Items from a dataset:
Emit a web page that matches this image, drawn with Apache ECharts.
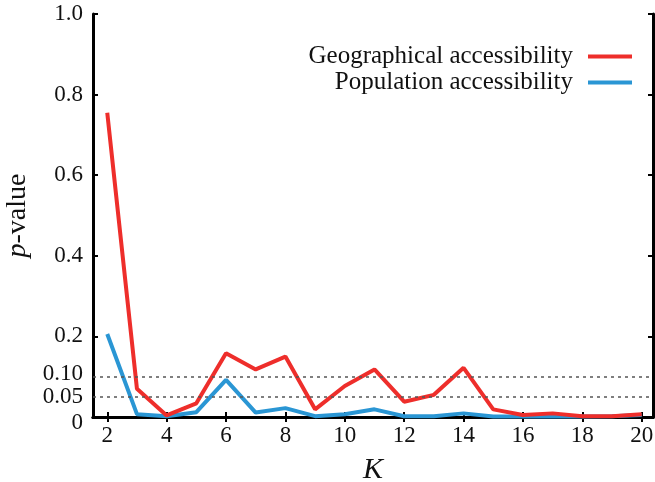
<!DOCTYPE html>
<html>
<head>
<meta charset="utf-8">
<script src="https://cdn.jsdelivr.net/npm/echarts@6/dist/echarts.min.js"></script>
<style>
html,body{margin:0;padding:0;background:#fff;}
#chart{width:655px;height:482px;}
</style>
</head>
<body>
<div id="chart"></div>
<script>
const K = [2,3,4,5,6,7,8,9,10,11,12,13,14,15,16,17,18,19,20];
const geographical = [0.755,0.070,0.004,0.034,0.158,0.118,0.150,0.019,0.077,0.118,0.038,0.055,0.122,0.019,0.005,0.009,0.002,0.002,0.007];
const population = [0.206,0.007,0.002,0.012,0.092,0.011,0.022,0.002,0.007,0.019,0.002,0.002,0.009,0.001,0.001,0.001,0.001,0.002,0.005];
const xTicks = [2,4,6,8,10,12,14,16,18,20];
const yLabels = [0,0.05,0.1,0.2,0.4,0.6,0.8,1.0];
const yTicks = [0,0.2,0.4,0.6,0.8,1.0];
const thresholds = [0.05,0.1];
const seriesNames = ['Geographical accessibility','Population accessibility'];

const FONT = 'Liberation Serif';
const chart = echarts.init(document.getElementById('chart'), null, {renderer:'canvas'});
const pair = arr => K.map((k,i)=>[k,arr[i]]);
const axisLine = {show:true, lineStyle:{color:'#000', width:3}};
const fmtY = v => v === 0 ? '{z|0}' : (Math.abs(v-0.05)<1e-9 ? '0.05' : (Math.abs(v-0.1)<1e-9 ? '{t|0.10}' : v.toFixed(1)));

chart.setOption({
  animation:false,
  backgroundColor:'#fff',
  grid:{left:93, right:2, top:14, bottom:65, containLabel:false, outerBoundsMode:'none'},
  legend:{
    orient:'vertical', right:18, top:39, align:'right',
    itemWidth:44, itemHeight:4, itemGap:1, icon:'rect',
    textStyle:{fontFamily:FONT, fontSize:25, color:'#111', padding:[0,10,0,0]},
    data:seriesNames
  },
  xAxis:[{
    type:'value', min:1.52, max:20.38, position:'bottom',
    name:'K', nameLocation:'middle', nameGap:38,
    nameTextStyle:{fontFamily:FONT, fontStyle:'italic', fontSize:30, color:'#111'},
    axisLine:axisLine,
    axisTick:{show:true, inside:true, length:5, customValues:xTicks, lineStyle:{color:'#000', width:2}},
    axisLabel:{customValues:xTicks, showMinLabel:true, showMaxLabel:true, hideOverlap:false, fontFamily:FONT, fontSize:23, color:'#111', margin:7},
    splitLine:{show:false}
  },{
    type:'value', min:1.52, max:20.38, position:'top',
    axisLine:axisLine,
    axisTick:{show:true, inside:true, length:5, customValues:xTicks, lineStyle:{color:'#000', width:2}},
    axisLabel:{show:false},
    splitLine:{show:false}
  }],
  yAxis:[{
    type:'value', min:0, max:1, position:'left',
    name:'{i|p}-value', nameLocation:'middle', nameGap:57, nameRotate:90,
    nameTextStyle:{fontFamily:FONT, fontSize:28, color:'#111',
      rich:{i:{fontFamily:FONT, fontSize:28, fontStyle:'italic', color:'#111'}}},
    axisLine:axisLine,
    axisTick:{show:true, inside:true, length:5, customValues:yTicks, lineStyle:{color:'#000', width:2}},
    axisLabel:{customValues:yLabels, formatter:fmtY, showMinLabel:true, showMaxLabel:true, hideOverlap:false,
      fontFamily:FONT, fontSize:23, color:'#111', margin:10,
      rich:{
        z:{fontFamily:FONT, fontSize:23, color:'#111', padding:[11,0,0,0]},
        t:{fontFamily:FONT, fontSize:23, color:'#111', padding:[0,0,5,0]}
      }},
    splitLine:{show:false}
  },{
    type:'value', min:0, max:1, position:'right',
    axisLine:axisLine,
    axisTick:{show:true, inside:true, length:5, customValues:yTicks, lineStyle:{color:'#000', width:2}},
    axisLabel:{show:false},
    splitLine:{show:false}
  }],
  series:[{
    name:seriesNames[0], type:'line', data:pair(geographical),
    showSymbol:false, symbol:'none',
    lineStyle:{color:'#ee2e2b', width:4},
    itemStyle:{color:'#ee2e2b'},
    markLine:{
      silent:true, symbol:'none', label:{show:false},
      lineStyle:{color:'#555', type:[3,4], width:1.5},
      data:thresholds.map(t=>({yAxis:t}))
    },
    z:3
  },{
    name:seriesNames[1], type:'line', data:pair(population),
    showSymbol:false, symbol:'none',
    lineStyle:{color:'#2a96d4', width:4},
    itemStyle:{color:'#2a96d4'},
    z:2
  }]
});
</script>
</body>
</html>
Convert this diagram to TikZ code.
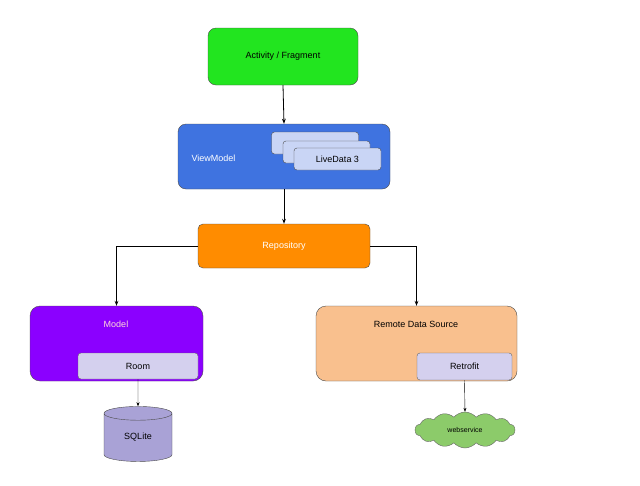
\documentclass[tikz,border=0pt]{standalone}
\usepackage{fontspec}
\setmainfont{Liberation Sans}
\usetikzlibrary{shapes.geometric,shapes.symbols,arrows.meta}
\definecolor{cgreen}{HTML}{22E51F}
\definecolor{cblue}{HTML}{3F73E0}
\definecolor{ccard}{HTML}{C9D5F5}
\definecolor{corange}{HTML}{FF8C00}
\definecolor{cpurple}{HTML}{8B00FF}
\definecolor{cpeach}{HTML}{F9C08E}
\definecolor{clav}{HTML}{D4D0EE}
\definecolor{csql}{HTML}{A9A2D6}
\definecolor{ccloud}{HTML}{8CCB6A}
\tikzset{
 box/.style={draw=black!70,rounded corners=8pt,minimum width=#1,inner sep=0pt,font=\fontsize{9}{11}\selectfont},
 card/.style={draw=black!70,rounded corners=3pt,fill=ccard,minimum width=87pt,minimum height=22pt,inner sep=0pt,font=\fontsize{9}{11}\selectfont},
 sub/.style={draw=black!60,rounded corners=3pt,fill=clav,inner sep=0pt,font=\fontsize{9}{11}\selectfont},
 arr/.style={-{Stealth[length=5pt]},thick},
 arrs/.style={-{Stealth[length=4pt]},thin}
}
\begin{document}
\begin{tikzpicture}[x=1pt,y=-1pt]
\useasboundingbox[fill=white] (0,0) rectangle (640,485);
\node[box=150pt,fill=cgreen,minimum height=57pt] (act) at (283,56.5) {Activity / Fragment};
\node[box=212pt,fill=cblue,minimum height=65pt] (vm) at (284,156.5) {};
\node[text=white,font=\fontsize{9}{11}\selectfont,anchor=west] (vmt) at (188,158) {ViewModel};
\node[card] (c1) at (315,143) {};
\node[card] (c2) at (326.5,152) {};
\node[card,minimum height=22pt] (c3) at (337.5,159) {LiveData 3};
\node[box=172pt,fill=corange,minimum height=44pt,rounded corners=5pt,text=white] (repo) at (284,246) {Repository};
\node[box=173pt,fill=cpurple,minimum height=75pt,rounded corners=10pt] (model) at (116.5,343.5) {};
\node[text=pink!60!white,font=\fontsize{9}{11}\selectfont] (modelt) at (116,324) {Model};
\node[sub,minimum width=120pt,minimum height=26pt] (room) at (138,366) {Room};
\node[box=201pt,fill=cpeach,minimum height=75pt,rounded corners=10pt] (remote) at (416.5,343.5) {};
\node[font=\fontsize{9}{11}\selectfont] (remotet) at (416,324) {Remote Data Source};
\node[sub,minimum width=95pt,minimum height=27pt] (retro) at (464.5,366.5) {Retrofit};
\node[cylinder,shape border rotate=90,draw=black!70,fill=csql,minimum width=68pt,minimum height=55pt,aspect=0.5,inner sep=0pt,font=\fontsize{9}{11}\selectfont] (sql) at (138,437.5) {SQLite};
\node[cloud,cloud puffs=14,cloud puff arc=100,aspect=3,draw=black!60,fill=ccloud,minimum width=100pt,minimum height=36pt,inner sep=0pt,font=\fontsize{7}{9}\selectfont] (web) at (465,430) {webservice};
\draw[arr] (act.south) -- (vm.north);
\draw[arr] (vm.south) -- (repo.north);
\draw[arr] (repo.west) -| (model.north);
\draw[arr] (repo.east) -| (remote.north);
\draw[arrs] (room.south) -- (sql.north);
\draw[arrs] (retro.south) -- (web.north);
\end{tikzpicture}
\end{document}
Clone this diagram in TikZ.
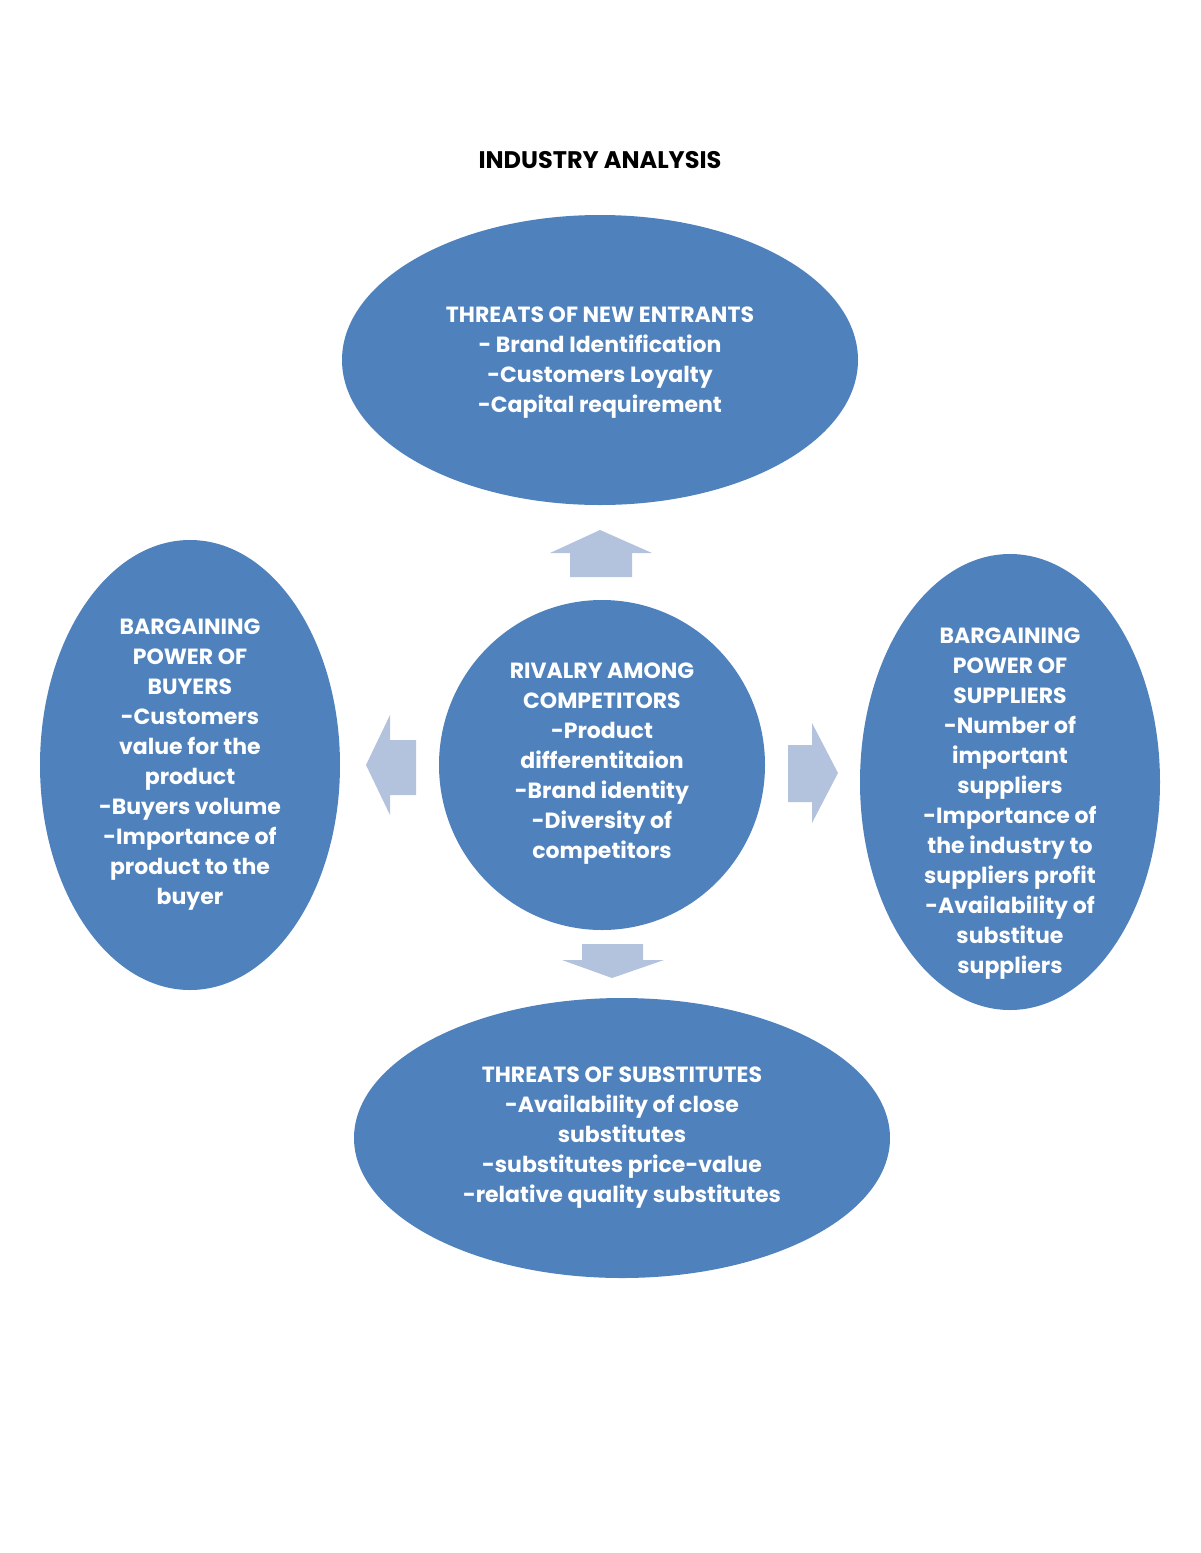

**Exercise requirements:** Every line containing the string "this" must be listed.

**Exercise solution:**
Emit a web page that matches this image, drawn with Apache ECharts.
Convert this diagram to TikZ code.
Clone this diagram in TikZ.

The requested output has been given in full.